▶ _MATERIAL PROVIDED_:
+++
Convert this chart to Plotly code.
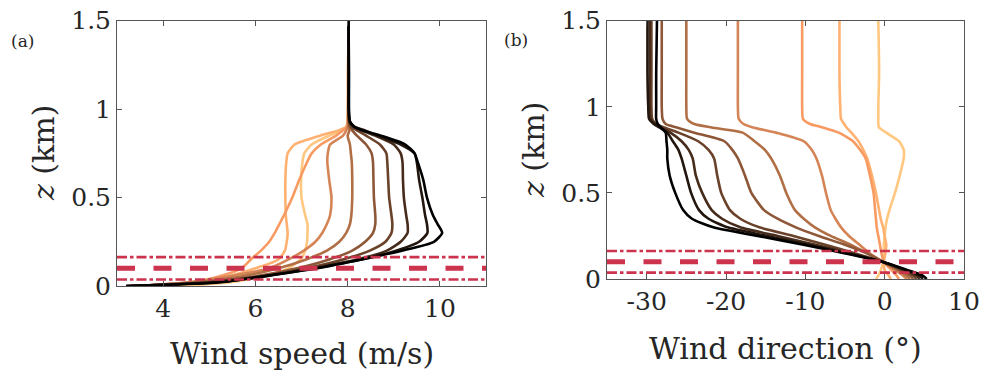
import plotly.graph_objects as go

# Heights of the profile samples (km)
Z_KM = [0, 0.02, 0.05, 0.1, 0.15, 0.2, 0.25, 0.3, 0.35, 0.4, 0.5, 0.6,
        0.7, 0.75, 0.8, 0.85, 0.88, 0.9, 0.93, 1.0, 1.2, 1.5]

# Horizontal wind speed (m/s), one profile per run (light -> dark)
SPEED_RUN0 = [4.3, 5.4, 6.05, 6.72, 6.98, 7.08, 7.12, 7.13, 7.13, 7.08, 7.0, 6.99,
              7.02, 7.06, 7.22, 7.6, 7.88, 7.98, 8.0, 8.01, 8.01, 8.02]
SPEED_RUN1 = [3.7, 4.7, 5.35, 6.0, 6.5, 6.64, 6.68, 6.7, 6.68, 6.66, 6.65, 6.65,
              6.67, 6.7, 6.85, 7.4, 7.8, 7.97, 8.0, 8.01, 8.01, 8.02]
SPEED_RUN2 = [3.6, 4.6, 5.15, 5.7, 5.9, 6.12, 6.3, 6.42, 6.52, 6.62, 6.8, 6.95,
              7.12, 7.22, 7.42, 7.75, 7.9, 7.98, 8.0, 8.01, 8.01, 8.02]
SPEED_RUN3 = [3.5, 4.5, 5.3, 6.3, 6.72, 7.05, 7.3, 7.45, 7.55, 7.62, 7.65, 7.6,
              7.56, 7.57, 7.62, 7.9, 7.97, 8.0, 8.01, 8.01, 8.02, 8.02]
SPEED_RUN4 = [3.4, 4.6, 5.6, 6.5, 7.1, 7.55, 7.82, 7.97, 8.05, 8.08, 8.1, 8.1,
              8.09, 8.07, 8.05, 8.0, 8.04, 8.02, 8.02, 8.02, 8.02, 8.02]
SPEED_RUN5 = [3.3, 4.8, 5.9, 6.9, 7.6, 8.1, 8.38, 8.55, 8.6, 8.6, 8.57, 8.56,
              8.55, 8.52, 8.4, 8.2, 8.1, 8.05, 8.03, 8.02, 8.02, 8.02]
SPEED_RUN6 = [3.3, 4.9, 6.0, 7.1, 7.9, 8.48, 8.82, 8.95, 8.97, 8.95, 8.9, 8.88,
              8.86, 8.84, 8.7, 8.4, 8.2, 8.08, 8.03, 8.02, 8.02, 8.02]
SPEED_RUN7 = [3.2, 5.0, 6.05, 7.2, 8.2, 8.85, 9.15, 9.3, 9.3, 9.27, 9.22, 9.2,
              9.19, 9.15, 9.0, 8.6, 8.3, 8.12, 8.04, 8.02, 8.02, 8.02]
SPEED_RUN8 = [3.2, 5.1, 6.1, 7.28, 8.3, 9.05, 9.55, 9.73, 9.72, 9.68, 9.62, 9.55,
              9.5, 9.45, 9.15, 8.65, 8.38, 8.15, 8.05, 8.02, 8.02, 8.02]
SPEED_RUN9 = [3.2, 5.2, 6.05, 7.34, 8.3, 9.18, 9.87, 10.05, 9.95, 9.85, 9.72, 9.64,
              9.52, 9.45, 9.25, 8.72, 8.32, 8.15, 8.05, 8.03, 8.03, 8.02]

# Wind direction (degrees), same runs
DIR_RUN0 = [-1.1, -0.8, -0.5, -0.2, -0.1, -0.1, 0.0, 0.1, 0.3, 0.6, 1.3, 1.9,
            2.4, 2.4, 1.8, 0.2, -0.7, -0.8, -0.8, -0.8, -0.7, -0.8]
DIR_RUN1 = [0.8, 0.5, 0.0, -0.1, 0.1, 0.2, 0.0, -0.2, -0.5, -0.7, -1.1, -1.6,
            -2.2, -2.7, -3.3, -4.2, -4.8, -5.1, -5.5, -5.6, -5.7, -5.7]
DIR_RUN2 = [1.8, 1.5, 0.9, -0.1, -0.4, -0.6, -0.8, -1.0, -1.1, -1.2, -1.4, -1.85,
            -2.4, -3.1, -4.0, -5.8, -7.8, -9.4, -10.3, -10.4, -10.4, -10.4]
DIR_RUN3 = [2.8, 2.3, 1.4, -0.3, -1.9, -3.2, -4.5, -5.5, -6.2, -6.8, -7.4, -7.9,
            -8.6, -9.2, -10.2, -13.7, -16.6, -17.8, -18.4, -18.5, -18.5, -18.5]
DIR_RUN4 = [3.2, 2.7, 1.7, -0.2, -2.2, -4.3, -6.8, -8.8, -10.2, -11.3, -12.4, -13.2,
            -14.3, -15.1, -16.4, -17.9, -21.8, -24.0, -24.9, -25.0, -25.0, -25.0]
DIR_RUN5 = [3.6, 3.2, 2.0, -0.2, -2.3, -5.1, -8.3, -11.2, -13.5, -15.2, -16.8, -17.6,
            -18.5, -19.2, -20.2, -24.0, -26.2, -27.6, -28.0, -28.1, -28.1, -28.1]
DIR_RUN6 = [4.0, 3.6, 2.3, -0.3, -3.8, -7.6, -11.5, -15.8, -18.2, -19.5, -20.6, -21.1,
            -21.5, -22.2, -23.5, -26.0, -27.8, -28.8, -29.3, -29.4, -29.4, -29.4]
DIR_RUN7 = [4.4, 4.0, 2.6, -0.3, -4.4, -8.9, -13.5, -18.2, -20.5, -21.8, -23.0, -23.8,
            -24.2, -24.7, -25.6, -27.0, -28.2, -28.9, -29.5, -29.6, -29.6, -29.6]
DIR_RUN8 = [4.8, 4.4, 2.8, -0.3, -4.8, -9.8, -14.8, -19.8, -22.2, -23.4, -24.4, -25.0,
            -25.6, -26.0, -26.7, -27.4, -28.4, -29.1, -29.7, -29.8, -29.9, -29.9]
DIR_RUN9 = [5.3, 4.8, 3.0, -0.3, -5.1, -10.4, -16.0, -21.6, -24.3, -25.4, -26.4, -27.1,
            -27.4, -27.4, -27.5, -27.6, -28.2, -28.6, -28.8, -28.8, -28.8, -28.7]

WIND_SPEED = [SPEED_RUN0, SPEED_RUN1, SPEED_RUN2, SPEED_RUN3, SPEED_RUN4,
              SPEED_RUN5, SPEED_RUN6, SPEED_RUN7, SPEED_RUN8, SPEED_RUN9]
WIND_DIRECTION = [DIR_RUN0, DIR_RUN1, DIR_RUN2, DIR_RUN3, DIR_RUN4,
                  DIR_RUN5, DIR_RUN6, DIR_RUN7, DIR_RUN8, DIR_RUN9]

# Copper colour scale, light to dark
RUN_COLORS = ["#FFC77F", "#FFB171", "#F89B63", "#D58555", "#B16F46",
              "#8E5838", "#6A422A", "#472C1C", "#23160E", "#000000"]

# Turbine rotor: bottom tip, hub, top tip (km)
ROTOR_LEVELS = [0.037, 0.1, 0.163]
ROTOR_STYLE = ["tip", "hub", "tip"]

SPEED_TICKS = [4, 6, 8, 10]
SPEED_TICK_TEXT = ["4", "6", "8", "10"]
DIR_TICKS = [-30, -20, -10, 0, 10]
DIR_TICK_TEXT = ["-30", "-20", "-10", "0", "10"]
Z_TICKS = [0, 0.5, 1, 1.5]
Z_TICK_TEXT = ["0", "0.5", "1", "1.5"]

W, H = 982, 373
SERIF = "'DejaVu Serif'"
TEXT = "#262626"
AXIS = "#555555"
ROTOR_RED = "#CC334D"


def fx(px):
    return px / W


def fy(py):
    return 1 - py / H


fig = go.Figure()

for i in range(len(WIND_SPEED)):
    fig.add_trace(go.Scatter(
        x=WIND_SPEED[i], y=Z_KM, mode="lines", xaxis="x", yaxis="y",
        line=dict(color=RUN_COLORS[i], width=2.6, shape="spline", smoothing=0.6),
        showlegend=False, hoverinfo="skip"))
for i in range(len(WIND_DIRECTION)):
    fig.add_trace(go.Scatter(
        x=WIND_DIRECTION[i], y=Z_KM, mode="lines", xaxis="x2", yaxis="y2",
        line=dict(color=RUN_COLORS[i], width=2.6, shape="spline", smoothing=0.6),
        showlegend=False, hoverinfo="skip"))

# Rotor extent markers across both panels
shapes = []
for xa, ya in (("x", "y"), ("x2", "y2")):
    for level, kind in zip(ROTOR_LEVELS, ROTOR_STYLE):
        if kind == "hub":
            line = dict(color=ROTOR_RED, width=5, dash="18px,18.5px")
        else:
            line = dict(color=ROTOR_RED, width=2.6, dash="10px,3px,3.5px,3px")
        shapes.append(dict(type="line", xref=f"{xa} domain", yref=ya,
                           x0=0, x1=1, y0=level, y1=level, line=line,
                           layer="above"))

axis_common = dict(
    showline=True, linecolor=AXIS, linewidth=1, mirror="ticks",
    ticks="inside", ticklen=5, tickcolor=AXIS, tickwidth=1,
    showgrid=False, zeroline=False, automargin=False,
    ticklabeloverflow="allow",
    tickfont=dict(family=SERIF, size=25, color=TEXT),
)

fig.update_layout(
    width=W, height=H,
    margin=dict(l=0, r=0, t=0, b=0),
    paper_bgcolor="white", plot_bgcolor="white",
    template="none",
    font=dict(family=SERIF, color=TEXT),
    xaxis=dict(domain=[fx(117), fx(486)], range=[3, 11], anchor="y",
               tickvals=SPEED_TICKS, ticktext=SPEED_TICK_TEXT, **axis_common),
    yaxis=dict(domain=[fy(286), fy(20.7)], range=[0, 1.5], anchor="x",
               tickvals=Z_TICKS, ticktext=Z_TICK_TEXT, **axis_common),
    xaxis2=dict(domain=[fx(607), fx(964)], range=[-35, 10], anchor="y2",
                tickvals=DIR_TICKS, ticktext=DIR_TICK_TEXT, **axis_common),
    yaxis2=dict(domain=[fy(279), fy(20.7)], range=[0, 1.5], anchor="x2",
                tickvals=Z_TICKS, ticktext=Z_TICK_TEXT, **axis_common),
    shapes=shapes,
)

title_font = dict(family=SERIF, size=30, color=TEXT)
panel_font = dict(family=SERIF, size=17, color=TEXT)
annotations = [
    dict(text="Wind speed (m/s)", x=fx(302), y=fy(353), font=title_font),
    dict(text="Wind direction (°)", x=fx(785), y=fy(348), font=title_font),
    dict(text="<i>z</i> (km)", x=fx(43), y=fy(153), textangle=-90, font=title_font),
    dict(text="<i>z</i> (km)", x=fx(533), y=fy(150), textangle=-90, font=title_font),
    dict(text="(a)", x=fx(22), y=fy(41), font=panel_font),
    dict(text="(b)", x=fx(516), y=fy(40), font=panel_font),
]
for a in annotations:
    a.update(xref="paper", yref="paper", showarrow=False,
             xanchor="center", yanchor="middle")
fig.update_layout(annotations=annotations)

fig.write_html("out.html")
+++
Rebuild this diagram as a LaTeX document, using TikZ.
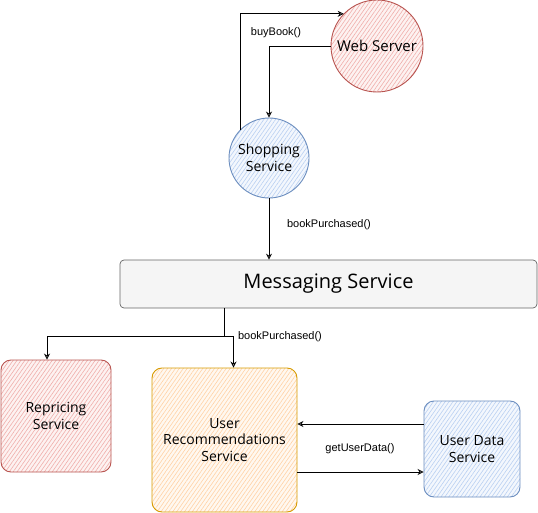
+++
Exactly as they stand, quote the lines beginning with the one that contains "Convert this chart to Plotly code." and ending with the one that contains "0.7, 0.75, 0.8, 0.85, 0.88, 0.9, 0.93, 1.0, 1.2, 1.5]", with no pictures.

Convert this chart to Plotly code.
import plotly.graph_objects as go

# Heights of the profile samples (km)
Z_KM = [0, 0.02, 0.05, 0.1, 0.15, 0.2, 0.25, 0.3, 0.35, 0.4, 0.5, 0.6,
        0.7, 0.75, 0.8, 0.85, 0.88, 0.9, 0.93, 1.0, 1.2, 1.5]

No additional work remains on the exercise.